Comprehensive Analysis
An analysis of Block's past performance over the fiscal years 2020 through 2023 reveals a company skilled at capturing growth but struggling with financial discipline. It has operated as a high-growth entity, rapidly expanding its two major ecosystems, Square for merchants and Cash App for consumers. This period was marked by dramatic top-line expansion, but this came at the cost of significant volatility in earnings, inconsistent cash flow generation, and poor returns for shareholders, painting a high-risk historical profile.
On the growth front, Block's revenue expanded from $9.5 billion in FY2020 to $21.9 billion in FY2023, a compound annual growth rate (CAGR) of about 32%. However, this growth was erratic, with a -0.73% dip in 2022 highlighting its sensitivity to volatile Bitcoin revenue. In contrast, profitability has been elusive and unreliable. Block's operating margin has fluctuated near zero, posting results like 0.91% in 2021 before falling to -3.47% in 2022. This performance is significantly weaker than that of established peers like Fiserv, which consistently generates operating margins of 25-30%, or high-quality growers like Adyen, which boasts EBITDA margins over 50%.
From a cash flow and shareholder perspective, the record is equally troubled. Operating cash flow has been positive but unpredictable, ranging from $848 million in 2021 to just $101 million in 2023. Free cash flow has been even weaker, turning negative in FY2023 at -$50 million. For shareholders, this operational inconsistency has been painful. The stock's total return over the past three years has been deeply negative. Furthermore, shareholders have been consistently diluted, with shares outstanding increasing from 443 million in 2020 to 609 million in 2023, largely to fund over $1 billion annually in stock-based compensation.

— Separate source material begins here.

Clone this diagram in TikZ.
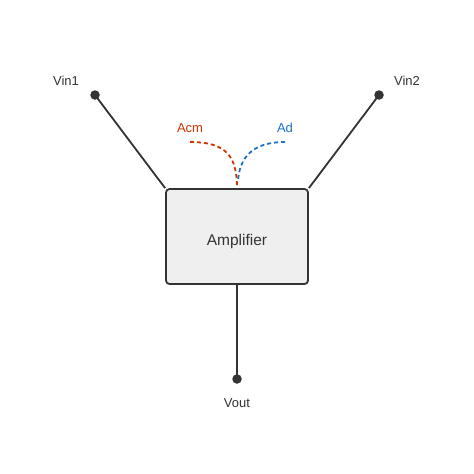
\documentclass[tikz,border=0pt]{standalone}
\usepackage{fontspec}
\setmainfont{Liberation Sans}
\definecolor{ink}{HTML}{333333}
\definecolor{boxfill}{HTML}{EFEFEF}
\definecolor{cmred}{HTML}{CC3300}
\definecolor{dblue}{HTML}{1F6FC5}
\tikzset{
  wire/.style={draw=ink, line width=1.8pt},
  term/.style={circle, fill=ink, inner sep=0pt, minimum size=9.5pt},
  lbl/.style={text=ink, font=\fontsize{13}{15}\selectfont},
  amp/.style={draw=ink, fill=boxfill, line width=1.8pt, rounded corners=3.5pt, minimum width=142pt, minimum height=95pt, inner sep=0pt},
  amptext/.style={text=ink, font=\fontsize{15.5}{18}\selectfont, inner sep=0pt},
  gain/.style={line width=1.8pt, dash pattern=on 4pt off 3pt},
}
\begin{document}
\begin{tikzpicture}[x=1pt,y=-1pt]
\useasboundingbox (0,0) rectangle (474,474);
\node[amp] (A) at (237,236.5) {};
\node[amptext] (At) at (237,241) {Amplifier};
\node[term] (v1) at (95,95) {};
\node[term] (v2) at (379,95) {};
\node[term] (vo) at (237,379) {};
\node[lbl] (l1) at (66,81) {Vin1};
\node[lbl] (l2) at (407,81) {Vin2};
\node[lbl] (lo) at (237,403.5) {Vout};
\node[lbl, text=cmred] (acm) at (190,128) {Acm};
\node[lbl, text=dblue] (ad) at (285,128) {Ad};
\coordinate (cs) at (190,142);
\coordinate (ds) at (285,142);
\coordinate (dm) at (238,182);
\draw[wire] (v1.center) -- (A.north west);
\draw[wire] (v2.center) -- (A.north east);
\draw[wire] (A.south) -- (vo.center);
\draw[gain, cmred] (cs) .. controls (228,142) and (237,158) .. (A.north);
\draw[gain, dblue] (ds) .. controls (252,142) and (239,158) .. (dm);
\end{tikzpicture}
\end{document}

In conclusion, Block's historical record does not inspire confidence in its execution or resilience. While the company has proven its ability to build popular products and grow its user base, it has not yet demonstrated that it can do so profitably and with regard for shareholder value. Its performance has been characterized by the kind of volatility and cash burn common in an early-stage startup, not a company with a market capitalization in the tens of billions. This track record of undisciplined growth makes it a speculative investment based on past results.